Data provided:
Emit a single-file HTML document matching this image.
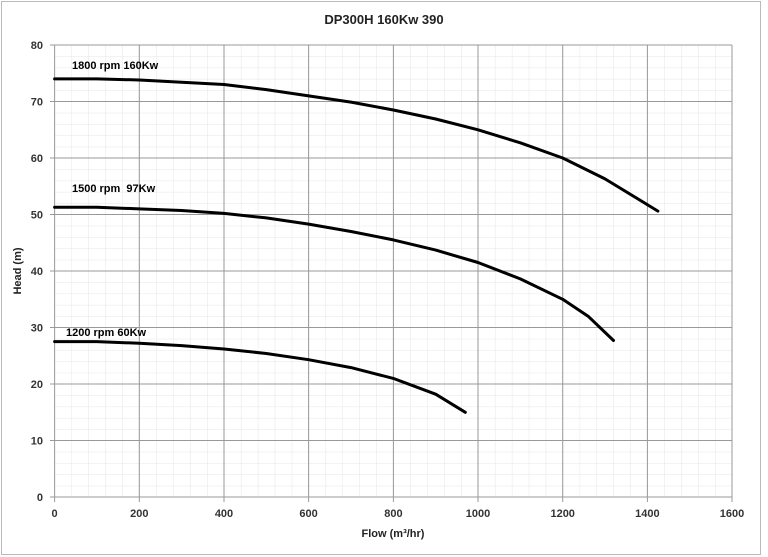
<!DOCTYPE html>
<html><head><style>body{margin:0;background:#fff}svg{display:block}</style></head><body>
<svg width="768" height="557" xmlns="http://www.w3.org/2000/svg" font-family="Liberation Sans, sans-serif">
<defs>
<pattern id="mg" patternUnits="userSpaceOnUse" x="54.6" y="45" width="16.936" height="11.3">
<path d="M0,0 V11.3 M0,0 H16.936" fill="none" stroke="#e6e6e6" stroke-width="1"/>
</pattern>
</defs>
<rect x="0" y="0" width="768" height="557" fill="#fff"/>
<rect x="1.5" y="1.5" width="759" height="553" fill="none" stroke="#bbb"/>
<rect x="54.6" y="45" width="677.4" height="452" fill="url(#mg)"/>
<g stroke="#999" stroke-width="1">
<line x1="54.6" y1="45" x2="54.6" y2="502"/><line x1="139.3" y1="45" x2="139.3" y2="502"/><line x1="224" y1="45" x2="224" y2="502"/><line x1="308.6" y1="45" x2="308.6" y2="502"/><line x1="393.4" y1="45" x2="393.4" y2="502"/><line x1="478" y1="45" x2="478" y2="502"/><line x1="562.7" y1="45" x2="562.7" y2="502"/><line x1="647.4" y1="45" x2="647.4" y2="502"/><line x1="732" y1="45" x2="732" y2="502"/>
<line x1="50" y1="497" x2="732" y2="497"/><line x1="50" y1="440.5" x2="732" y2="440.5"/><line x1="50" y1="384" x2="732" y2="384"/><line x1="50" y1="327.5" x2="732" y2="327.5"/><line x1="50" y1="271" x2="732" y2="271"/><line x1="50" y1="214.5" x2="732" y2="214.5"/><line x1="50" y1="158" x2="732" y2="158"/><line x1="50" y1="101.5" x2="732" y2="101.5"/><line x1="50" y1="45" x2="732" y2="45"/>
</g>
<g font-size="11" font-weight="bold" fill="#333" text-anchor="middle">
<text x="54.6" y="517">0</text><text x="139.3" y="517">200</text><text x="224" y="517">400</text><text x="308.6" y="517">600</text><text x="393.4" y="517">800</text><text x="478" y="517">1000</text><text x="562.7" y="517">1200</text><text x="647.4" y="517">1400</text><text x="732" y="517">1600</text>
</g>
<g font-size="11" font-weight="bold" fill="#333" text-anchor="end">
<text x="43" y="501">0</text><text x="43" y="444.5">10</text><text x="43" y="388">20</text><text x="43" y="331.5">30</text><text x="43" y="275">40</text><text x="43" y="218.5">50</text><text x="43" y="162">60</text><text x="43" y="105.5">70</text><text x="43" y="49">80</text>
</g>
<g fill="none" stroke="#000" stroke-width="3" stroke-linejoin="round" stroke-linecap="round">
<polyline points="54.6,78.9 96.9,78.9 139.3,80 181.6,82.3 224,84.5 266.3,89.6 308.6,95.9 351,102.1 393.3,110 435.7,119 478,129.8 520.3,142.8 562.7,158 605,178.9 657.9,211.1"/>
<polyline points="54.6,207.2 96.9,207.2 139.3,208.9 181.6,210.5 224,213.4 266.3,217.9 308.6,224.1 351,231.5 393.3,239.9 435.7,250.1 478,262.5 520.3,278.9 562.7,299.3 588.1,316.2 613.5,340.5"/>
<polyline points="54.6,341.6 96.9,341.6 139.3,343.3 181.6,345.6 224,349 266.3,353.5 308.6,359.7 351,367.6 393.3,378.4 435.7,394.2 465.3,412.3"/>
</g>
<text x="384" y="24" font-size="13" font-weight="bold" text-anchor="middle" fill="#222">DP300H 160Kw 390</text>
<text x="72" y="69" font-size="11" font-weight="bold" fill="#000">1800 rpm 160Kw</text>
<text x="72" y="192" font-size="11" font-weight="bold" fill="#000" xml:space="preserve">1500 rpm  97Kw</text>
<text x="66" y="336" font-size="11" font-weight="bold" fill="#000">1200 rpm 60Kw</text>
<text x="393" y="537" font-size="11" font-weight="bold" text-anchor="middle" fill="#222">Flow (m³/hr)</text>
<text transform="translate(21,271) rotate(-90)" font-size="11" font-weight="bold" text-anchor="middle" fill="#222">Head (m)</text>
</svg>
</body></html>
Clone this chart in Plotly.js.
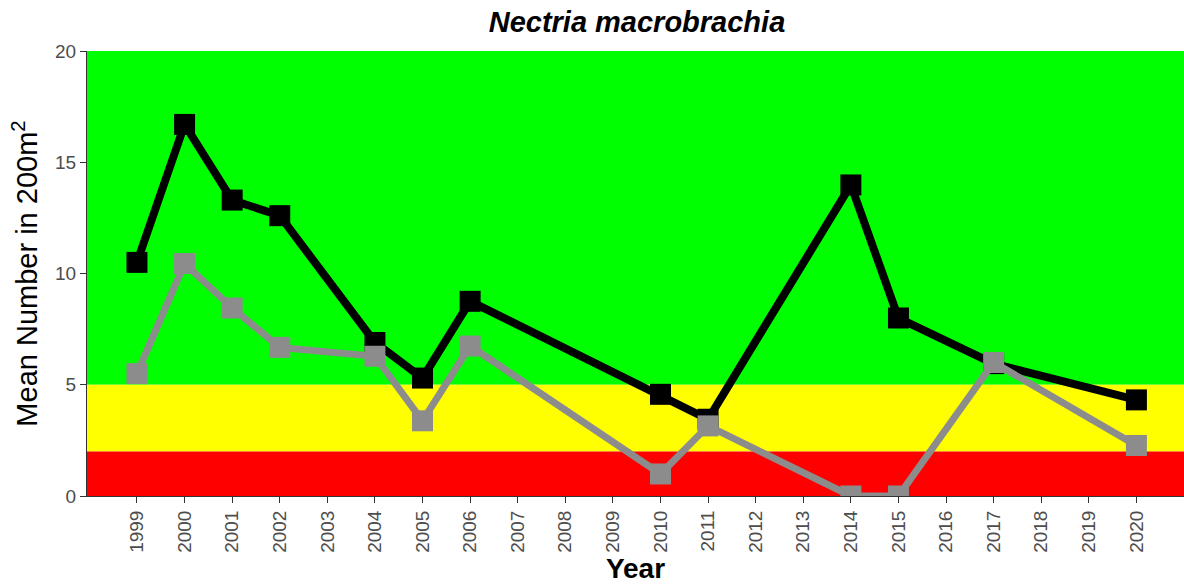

Exercise instructions:
Can you restate all the records above word for word while dropping the pictures?

Full solution:
Emit a single-file HTML document matching this image.
<!DOCTYPE html>
<html><head><style>body{margin:0;background:#fff}svg{display:block}</style></head><body>
<svg width="768" height="557" xmlns="http://www.w3.org/2000/svg" font-family="Liberation Sans, sans-serif">
<defs>
<pattern id="mg" patternUnits="userSpaceOnUse" x="54.6" y="45" width="16.936" height="11.3">
<path d="M0,0 V11.3 M0,0 H16.936" fill="none" stroke="#e6e6e6" stroke-width="1"/>
</pattern>
</defs>
<rect x="0" y="0" width="768" height="557" fill="#fff"/>
<rect x="1.5" y="1.5" width="759" height="553" fill="none" stroke="#bbb"/>
<rect x="54.6" y="45" width="677.4" height="452" fill="url(#mg)"/>
<g stroke="#999" stroke-width="1">
<line x1="54.6" y1="45" x2="54.6" y2="502"/><line x1="139.3" y1="45" x2="139.3" y2="502"/><line x1="224" y1="45" x2="224" y2="502"/><line x1="308.6" y1="45" x2="308.6" y2="502"/><line x1="393.4" y1="45" x2="393.4" y2="502"/><line x1="478" y1="45" x2="478" y2="502"/><line x1="562.7" y1="45" x2="562.7" y2="502"/><line x1="647.4" y1="45" x2="647.4" y2="502"/><line x1="732" y1="45" x2="732" y2="502"/>
<line x1="50" y1="497" x2="732" y2="497"/><line x1="50" y1="440.5" x2="732" y2="440.5"/><line x1="50" y1="384" x2="732" y2="384"/><line x1="50" y1="327.5" x2="732" y2="327.5"/><line x1="50" y1="271" x2="732" y2="271"/><line x1="50" y1="214.5" x2="732" y2="214.5"/><line x1="50" y1="158" x2="732" y2="158"/><line x1="50" y1="101.5" x2="732" y2="101.5"/><line x1="50" y1="45" x2="732" y2="45"/>
</g>
<g font-size="11" font-weight="bold" fill="#333" text-anchor="middle">
<text x="54.6" y="517">0</text><text x="139.3" y="517">200</text><text x="224" y="517">400</text><text x="308.6" y="517">600</text><text x="393.4" y="517">800</text><text x="478" y="517">1000</text><text x="562.7" y="517">1200</text><text x="647.4" y="517">1400</text><text x="732" y="517">1600</text>
</g>
<g font-size="11" font-weight="bold" fill="#333" text-anchor="end">
<text x="43" y="501">0</text><text x="43" y="444.5">10</text><text x="43" y="388">20</text><text x="43" y="331.5">30</text><text x="43" y="275">40</text><text x="43" y="218.5">50</text><text x="43" y="162">60</text><text x="43" y="105.5">70</text><text x="43" y="49">80</text>
</g>
<g fill="none" stroke="#000" stroke-width="3" stroke-linejoin="round" stroke-linecap="round">
<polyline points="54.6,78.9 96.9,78.9 139.3,80 181.6,82.3 224,84.5 266.3,89.6 308.6,95.9 351,102.1 393.3,110 435.7,119 478,129.8 520.3,142.8 562.7,158 605,178.9 657.9,211.1"/>
<polyline points="54.6,207.2 96.9,207.2 139.3,208.9 181.6,210.5 224,213.4 266.3,217.9 308.6,224.1 351,231.5 393.3,239.9 435.7,250.1 478,262.5 520.3,278.9 562.7,299.3 588.1,316.2 613.5,340.5"/>
<polyline points="54.6,341.6 96.9,341.6 139.3,343.3 181.6,345.6 224,349 266.3,353.5 308.6,359.7 351,367.6 393.3,378.4 435.7,394.2 465.3,412.3"/>
</g>
<text x="384" y="24" font-size="13" font-weight="bold" text-anchor="middle" fill="#222">DP300H 160Kw 390</text>
<text x="72" y="69" font-size="11" font-weight="bold" fill="#000">1800 rpm 160Kw</text>
<text x="72" y="192" font-size="11" font-weight="bold" fill="#000" xml:space="preserve">1500 rpm  97Kw</text>
<text x="66" y="336" font-size="11" font-weight="bold" fill="#000">1200 rpm 60Kw</text>
<text x="393" y="537" font-size="11" font-weight="bold" text-anchor="middle" fill="#222">Flow (m³/hr)</text>
<text transform="translate(21,271) rotate(-90)" font-size="11" font-weight="bold" text-anchor="middle" fill="#222">Head (m)</text>
</svg>
</body></html>
Clone this chart in Plotly.js.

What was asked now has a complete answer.